● **Provided entries**
━━━━━━━━━━

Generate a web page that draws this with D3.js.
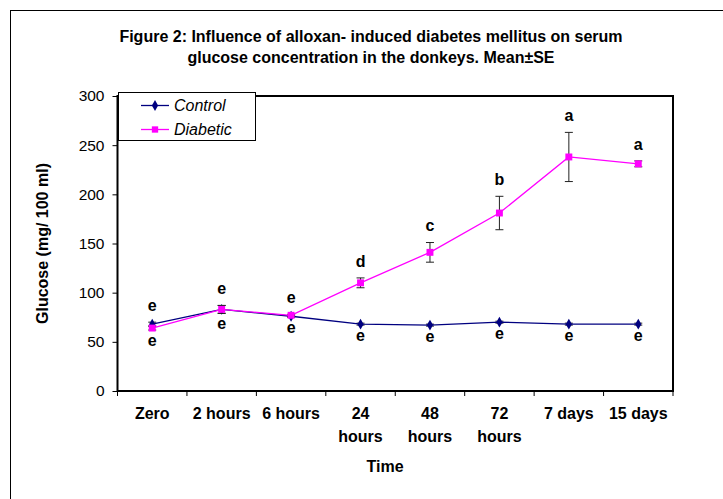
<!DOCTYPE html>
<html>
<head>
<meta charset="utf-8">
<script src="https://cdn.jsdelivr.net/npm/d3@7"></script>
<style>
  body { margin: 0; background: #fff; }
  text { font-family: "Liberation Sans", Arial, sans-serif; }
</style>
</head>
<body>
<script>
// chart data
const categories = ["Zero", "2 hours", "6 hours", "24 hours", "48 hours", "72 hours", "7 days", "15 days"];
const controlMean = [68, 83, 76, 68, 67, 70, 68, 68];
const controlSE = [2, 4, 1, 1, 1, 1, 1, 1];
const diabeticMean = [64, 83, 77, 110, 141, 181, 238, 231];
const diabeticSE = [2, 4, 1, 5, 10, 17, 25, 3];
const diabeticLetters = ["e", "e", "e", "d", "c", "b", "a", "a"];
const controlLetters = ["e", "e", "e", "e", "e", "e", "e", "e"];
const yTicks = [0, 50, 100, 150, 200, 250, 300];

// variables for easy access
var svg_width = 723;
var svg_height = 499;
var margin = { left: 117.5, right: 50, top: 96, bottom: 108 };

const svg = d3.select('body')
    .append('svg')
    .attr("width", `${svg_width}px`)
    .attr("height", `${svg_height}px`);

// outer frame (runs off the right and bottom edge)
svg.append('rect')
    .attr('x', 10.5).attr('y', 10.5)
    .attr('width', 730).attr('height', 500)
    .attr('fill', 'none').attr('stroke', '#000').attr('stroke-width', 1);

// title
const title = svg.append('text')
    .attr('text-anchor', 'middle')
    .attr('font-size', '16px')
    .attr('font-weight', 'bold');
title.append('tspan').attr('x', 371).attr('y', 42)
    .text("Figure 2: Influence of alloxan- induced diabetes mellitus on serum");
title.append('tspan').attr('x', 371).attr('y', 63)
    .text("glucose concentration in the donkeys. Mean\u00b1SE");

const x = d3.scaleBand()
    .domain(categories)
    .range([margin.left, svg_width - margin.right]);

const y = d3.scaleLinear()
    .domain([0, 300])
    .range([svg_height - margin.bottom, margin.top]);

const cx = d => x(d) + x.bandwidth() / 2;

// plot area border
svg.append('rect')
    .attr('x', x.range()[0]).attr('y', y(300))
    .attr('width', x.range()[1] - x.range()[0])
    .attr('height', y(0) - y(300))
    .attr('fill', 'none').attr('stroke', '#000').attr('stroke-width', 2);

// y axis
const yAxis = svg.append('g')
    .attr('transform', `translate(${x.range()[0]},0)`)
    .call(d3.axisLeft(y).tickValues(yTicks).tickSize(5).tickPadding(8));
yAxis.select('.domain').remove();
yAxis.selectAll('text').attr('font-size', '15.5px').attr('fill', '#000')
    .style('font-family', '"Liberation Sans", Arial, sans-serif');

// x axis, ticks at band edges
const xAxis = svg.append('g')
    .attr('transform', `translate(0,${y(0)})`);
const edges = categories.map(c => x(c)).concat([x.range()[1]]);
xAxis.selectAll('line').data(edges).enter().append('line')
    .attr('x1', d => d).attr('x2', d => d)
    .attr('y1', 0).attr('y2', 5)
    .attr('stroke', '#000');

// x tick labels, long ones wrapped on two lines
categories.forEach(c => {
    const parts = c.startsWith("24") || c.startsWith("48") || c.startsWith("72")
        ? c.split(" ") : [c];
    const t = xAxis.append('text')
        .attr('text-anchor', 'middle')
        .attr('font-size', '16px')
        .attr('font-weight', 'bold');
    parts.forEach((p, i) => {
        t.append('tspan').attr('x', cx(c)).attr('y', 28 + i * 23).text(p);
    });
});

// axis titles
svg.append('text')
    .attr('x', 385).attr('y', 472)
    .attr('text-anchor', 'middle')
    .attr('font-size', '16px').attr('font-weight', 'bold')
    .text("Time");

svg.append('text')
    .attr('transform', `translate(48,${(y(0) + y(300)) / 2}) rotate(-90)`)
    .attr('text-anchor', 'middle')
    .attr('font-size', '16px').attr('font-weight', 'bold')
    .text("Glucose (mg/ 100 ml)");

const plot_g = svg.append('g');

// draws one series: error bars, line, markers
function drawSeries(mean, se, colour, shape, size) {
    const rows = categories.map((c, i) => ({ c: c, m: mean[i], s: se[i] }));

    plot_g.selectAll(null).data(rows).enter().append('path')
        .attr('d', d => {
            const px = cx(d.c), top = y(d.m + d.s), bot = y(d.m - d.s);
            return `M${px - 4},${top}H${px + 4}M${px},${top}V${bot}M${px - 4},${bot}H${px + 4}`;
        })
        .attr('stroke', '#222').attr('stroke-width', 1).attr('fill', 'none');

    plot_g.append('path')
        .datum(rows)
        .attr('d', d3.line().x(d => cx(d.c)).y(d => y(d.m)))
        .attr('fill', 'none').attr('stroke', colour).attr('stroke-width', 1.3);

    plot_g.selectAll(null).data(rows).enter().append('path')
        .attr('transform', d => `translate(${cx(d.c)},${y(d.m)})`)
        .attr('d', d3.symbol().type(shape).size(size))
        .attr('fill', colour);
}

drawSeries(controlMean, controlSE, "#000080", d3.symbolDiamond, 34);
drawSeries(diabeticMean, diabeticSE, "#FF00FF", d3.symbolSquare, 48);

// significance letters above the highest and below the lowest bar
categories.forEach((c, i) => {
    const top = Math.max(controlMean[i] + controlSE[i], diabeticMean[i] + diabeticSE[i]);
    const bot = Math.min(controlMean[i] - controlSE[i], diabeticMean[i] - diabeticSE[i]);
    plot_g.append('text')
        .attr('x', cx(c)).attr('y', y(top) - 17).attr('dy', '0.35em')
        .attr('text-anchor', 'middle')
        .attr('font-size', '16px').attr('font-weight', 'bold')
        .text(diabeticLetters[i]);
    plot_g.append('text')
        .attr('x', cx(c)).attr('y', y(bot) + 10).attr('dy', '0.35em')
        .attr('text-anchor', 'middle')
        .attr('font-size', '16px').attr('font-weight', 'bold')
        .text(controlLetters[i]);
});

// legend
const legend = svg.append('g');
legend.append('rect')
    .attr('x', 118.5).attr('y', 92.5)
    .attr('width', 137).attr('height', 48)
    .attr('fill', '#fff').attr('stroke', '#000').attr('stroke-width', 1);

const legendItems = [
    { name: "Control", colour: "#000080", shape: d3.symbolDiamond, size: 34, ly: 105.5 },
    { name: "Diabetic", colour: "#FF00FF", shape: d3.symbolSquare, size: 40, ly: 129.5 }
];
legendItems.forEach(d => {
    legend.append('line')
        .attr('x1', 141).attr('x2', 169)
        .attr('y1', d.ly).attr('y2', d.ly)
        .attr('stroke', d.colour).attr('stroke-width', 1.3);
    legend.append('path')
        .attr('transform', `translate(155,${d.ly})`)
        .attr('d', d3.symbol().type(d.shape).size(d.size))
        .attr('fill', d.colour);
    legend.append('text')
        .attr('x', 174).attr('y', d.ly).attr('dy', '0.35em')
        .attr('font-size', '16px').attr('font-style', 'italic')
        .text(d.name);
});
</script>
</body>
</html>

━━━━━━━━━━

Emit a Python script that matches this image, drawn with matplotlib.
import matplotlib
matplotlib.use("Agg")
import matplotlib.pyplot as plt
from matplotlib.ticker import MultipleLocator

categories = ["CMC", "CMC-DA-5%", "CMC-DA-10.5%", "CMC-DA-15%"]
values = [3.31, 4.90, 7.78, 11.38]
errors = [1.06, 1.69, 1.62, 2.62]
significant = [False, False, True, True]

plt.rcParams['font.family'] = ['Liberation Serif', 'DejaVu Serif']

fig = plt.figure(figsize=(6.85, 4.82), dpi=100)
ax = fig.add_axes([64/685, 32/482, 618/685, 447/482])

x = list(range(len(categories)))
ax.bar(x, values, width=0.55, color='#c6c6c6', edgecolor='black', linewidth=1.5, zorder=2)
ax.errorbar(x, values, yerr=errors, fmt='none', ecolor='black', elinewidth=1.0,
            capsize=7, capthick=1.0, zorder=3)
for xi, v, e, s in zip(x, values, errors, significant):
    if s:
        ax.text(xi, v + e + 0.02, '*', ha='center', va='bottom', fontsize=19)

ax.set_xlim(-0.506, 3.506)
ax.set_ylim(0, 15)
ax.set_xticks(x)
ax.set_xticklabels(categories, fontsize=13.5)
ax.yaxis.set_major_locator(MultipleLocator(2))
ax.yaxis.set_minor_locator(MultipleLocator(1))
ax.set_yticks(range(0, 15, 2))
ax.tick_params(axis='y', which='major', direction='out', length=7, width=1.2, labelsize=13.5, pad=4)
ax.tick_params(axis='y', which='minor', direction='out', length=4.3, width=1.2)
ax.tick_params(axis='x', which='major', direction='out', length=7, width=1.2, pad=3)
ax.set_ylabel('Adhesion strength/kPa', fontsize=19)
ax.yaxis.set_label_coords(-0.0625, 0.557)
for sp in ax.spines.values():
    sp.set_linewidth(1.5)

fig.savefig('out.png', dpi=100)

━━━━━━━━━━

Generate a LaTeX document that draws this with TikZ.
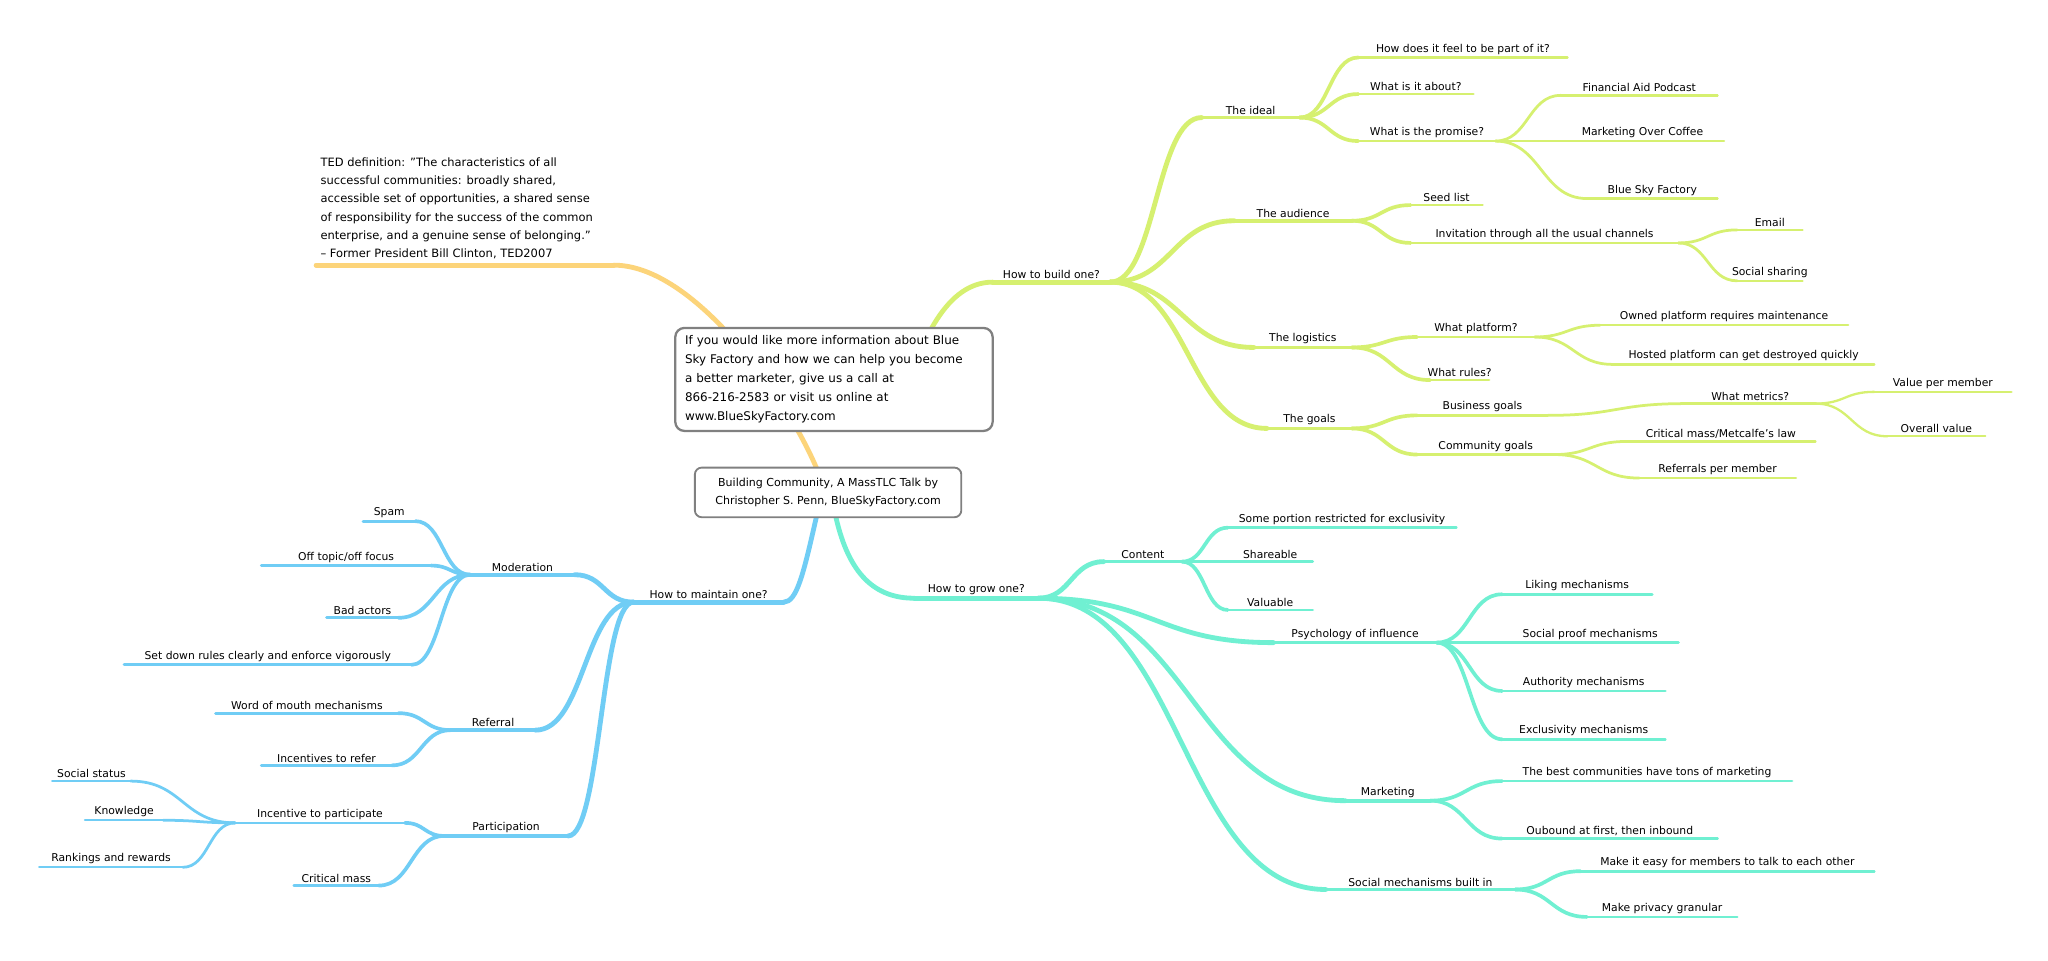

━━━━━━━━━━

● **Stated problem**
Quote word for word every line from the one that has "Emit a Python" through the one that has "ax = fig.add_axes([64/685, 32/482, 618/685, 447/482])".

● **Result below**
Emit a Python script that matches this image, drawn with matplotlib.
import matplotlib
matplotlib.use("Agg")
import matplotlib.pyplot as plt
from matplotlib.ticker import MultipleLocator

categories = ["CMC", "CMC-DA-5%", "CMC-DA-10.5%", "CMC-DA-15%"]
values = [3.31, 4.90, 7.78, 11.38]
errors = [1.06, 1.69, 1.62, 2.62]
significant = [False, False, True, True]

plt.rcParams['font.family'] = ['Liberation Serif', 'DejaVu Serif']

fig = plt.figure(figsize=(6.85, 4.82), dpi=100)
ax = fig.add_axes([64/685, 32/482, 618/685, 447/482])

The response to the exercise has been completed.